Parameter	Vestas V174-9.5 MW	Siemens Gamesa SG 14-222 DD	GE Haliade-X 14 MW	Goldwind GW 184-6.7 MW
Rotor diameter (m)	174	222	220	184
Hub height (m)	169	155–170	150–160	140–160
Rated power (MW)	9.5	14	14	6.7
C_p,max	0.452	0.465	0.471	0.448
Annual energy yield (MWh/MW)	3,250 (North Sea)	3,800 (Dogger Bank)	3,720 (Hollandse Kust Zuid)	2,980 (Gansu, China)
Capital cost (USD/kW)	$1,120 (2023 offshore)	$1,280 (2023 offshore)	$1,310 (2023 offshore)	$790 (2023 onshore)

Practical Engineering Insights

Site-specific CFD matters: Complex terrain (e.g., Appalachian ridges) induces flow separation unaccounted for in WAsP linear models.
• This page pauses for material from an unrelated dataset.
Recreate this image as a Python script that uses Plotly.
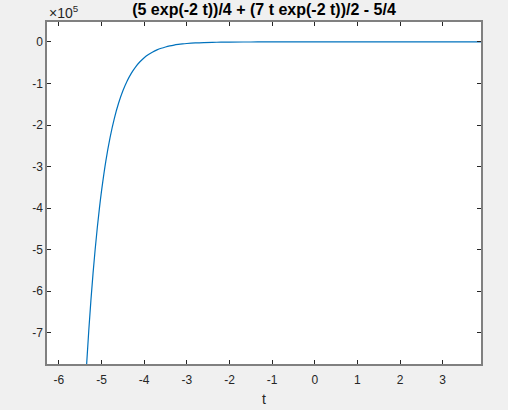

Use OpenFOAM or ANSYS Fluent with LES turbulence modeling—validated against lidar scans—to avoid 8–12% AEP overestimation.
Wake steering works—but has limits: Yaw misalignment of upstream turbines improves downstream power by up to 4.2% (per NREL field tests at Roscoe Wind Farm), but increases yaw bearing fatigue by 18% and reduces total farm energy if over-applied.
Low-temperature operation isn’t just about icing: At −30°C, epoxy resin stiffness increases 22%, raising natural frequencies—but thermal contraction mismatches between carbon and glass fibers induce microcracking. Goldwind’s cold-climate variant (GW 155-4.5 MW) uses modified resin formulation validated to −45°C per IEC 61400-1 Ed.4 Annex M.
Grid code compliance starts at physics: Fault ride-through (FRT) requires reactive current injection during voltage dip. A 14-MW turbine must supply ≥1.5 pu reactive current within 20 ms—demanding capacitor banks sized to 2.1 Mvar and IGBT gate-drive loop bandwidth >5 kHz.